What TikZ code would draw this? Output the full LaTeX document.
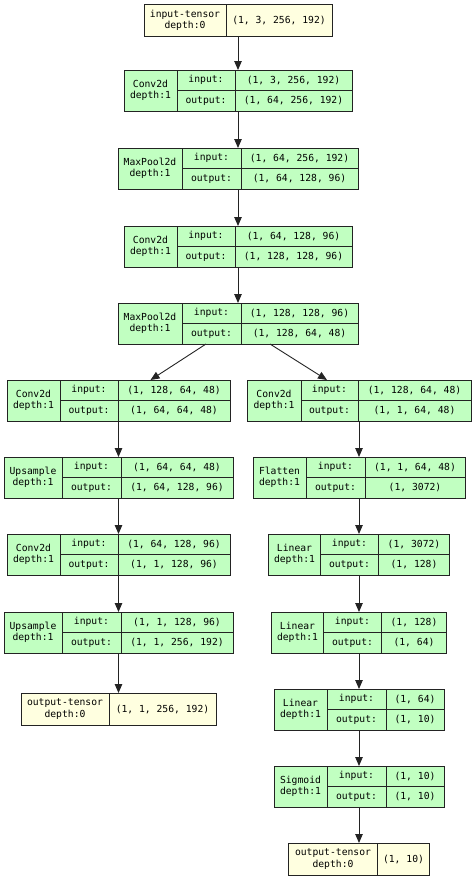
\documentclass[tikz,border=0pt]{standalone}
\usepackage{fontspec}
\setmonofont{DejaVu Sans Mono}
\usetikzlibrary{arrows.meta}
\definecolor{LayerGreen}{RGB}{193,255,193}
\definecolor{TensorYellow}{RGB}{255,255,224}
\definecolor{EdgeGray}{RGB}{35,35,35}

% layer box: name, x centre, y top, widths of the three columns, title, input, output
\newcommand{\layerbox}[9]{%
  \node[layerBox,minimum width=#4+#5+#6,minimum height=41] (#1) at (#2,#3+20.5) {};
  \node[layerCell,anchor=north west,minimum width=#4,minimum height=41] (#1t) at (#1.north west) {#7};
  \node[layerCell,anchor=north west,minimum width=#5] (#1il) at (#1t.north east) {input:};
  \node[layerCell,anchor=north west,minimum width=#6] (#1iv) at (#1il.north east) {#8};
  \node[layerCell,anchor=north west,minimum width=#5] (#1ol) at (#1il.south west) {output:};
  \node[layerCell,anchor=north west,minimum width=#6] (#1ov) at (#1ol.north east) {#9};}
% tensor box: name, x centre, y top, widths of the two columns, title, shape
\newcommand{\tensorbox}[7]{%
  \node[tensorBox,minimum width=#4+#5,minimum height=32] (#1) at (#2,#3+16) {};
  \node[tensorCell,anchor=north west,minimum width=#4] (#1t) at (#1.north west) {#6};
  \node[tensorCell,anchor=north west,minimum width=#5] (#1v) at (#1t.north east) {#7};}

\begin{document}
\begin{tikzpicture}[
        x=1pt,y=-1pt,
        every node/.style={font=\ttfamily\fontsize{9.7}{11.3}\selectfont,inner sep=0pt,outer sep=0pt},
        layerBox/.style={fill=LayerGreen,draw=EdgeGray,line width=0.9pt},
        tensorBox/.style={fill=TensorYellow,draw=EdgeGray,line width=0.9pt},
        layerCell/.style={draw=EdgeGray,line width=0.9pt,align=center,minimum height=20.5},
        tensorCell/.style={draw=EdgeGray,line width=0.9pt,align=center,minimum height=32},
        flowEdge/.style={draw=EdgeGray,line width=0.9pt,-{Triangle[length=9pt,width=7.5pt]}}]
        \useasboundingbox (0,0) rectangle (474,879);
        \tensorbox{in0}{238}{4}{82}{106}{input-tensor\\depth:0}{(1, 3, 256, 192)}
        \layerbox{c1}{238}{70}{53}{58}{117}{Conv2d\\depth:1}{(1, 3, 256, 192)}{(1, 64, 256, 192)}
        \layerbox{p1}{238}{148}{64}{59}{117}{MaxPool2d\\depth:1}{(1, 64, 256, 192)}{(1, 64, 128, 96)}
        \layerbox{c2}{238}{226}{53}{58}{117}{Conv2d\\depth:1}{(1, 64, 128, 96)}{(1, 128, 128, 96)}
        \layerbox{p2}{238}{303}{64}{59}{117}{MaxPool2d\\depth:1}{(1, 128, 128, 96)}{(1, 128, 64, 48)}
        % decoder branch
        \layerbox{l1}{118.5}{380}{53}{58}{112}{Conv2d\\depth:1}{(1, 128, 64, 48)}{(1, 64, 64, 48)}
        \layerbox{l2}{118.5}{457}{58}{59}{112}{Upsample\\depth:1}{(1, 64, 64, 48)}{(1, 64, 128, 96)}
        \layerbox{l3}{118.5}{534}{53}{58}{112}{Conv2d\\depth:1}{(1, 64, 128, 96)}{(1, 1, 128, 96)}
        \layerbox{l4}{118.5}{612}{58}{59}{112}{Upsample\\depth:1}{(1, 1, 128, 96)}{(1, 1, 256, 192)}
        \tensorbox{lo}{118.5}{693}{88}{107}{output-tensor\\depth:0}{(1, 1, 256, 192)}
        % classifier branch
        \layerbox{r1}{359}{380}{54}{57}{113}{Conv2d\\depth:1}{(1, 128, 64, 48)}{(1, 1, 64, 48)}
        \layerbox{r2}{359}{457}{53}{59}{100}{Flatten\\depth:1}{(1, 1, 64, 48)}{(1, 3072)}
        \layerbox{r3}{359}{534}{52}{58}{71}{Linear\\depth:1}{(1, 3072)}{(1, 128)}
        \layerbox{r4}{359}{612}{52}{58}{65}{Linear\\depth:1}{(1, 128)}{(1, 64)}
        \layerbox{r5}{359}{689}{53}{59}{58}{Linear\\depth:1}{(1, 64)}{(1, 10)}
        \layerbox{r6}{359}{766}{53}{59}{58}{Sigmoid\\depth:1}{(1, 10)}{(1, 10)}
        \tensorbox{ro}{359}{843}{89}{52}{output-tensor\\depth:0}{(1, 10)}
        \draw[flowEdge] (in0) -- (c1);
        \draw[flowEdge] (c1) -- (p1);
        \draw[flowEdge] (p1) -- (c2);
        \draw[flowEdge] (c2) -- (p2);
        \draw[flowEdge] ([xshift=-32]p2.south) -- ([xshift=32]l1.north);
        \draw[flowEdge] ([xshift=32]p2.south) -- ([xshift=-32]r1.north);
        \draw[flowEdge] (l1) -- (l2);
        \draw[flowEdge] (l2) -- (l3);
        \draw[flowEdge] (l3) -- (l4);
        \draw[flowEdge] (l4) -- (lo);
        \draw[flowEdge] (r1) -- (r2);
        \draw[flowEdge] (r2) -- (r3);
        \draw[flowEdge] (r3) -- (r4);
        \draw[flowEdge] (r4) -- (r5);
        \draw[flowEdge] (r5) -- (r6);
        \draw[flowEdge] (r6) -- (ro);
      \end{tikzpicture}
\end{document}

--

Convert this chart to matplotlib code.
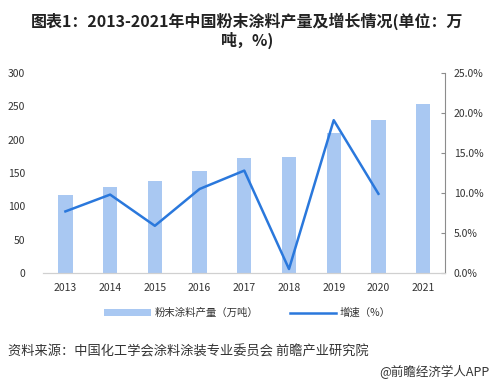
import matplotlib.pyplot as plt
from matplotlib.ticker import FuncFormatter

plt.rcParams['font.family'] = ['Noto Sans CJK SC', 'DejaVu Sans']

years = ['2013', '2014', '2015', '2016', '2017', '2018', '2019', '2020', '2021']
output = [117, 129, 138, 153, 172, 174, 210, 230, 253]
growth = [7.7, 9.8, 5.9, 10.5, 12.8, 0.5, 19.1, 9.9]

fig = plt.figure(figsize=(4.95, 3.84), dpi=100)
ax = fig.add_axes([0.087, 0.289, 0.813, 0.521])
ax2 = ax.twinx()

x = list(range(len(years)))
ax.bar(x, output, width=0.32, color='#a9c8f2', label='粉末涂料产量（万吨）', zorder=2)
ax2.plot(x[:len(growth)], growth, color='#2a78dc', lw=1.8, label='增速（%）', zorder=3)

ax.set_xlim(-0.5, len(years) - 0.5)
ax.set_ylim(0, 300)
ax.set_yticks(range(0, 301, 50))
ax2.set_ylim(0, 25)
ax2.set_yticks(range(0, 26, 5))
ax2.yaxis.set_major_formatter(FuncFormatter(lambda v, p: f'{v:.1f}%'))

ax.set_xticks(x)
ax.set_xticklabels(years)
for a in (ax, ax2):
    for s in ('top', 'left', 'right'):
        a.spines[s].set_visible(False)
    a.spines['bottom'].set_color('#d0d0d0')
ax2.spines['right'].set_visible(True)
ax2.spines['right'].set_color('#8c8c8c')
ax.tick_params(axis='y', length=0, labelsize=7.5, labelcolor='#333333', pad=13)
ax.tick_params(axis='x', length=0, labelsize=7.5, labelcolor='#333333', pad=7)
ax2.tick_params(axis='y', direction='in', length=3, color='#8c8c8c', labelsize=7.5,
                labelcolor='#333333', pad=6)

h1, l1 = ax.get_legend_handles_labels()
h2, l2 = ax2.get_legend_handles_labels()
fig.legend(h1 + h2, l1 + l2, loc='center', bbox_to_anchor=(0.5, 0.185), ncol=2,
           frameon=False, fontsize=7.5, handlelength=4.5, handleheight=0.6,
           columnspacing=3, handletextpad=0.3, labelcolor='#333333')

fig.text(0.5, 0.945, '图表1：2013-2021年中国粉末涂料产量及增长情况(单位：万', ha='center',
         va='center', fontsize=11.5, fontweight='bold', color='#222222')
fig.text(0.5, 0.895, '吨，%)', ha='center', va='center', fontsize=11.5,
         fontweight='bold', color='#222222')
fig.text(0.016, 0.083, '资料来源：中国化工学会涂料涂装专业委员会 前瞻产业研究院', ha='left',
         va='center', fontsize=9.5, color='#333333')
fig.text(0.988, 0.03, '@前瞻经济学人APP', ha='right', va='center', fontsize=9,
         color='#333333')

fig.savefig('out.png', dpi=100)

> [Task description] Quote only the lines running from the line with "Convert this chart to matplotlib code." to the line with "growth = [7.7, 9.8, 5.9, 10.5, 12.8, 0.5, 19.1, 9.9]", ends included, exactly as they appear and without the pictures.

> [Solution for this exercise]
Convert this chart to matplotlib code.
import matplotlib.pyplot as plt
from matplotlib.ticker import FuncFormatter

plt.rcParams['font.family'] = ['Noto Sans CJK SC', 'DejaVu Sans']

years = ['2013', '2014', '2015', '2016', '2017', '2018', '2019', '2020', '2021']
output = [117, 129, 138, 153, 172, 174, 210, 230, 253]
growth = [7.7, 9.8, 5.9, 10.5, 12.8, 0.5, 19.1, 9.9]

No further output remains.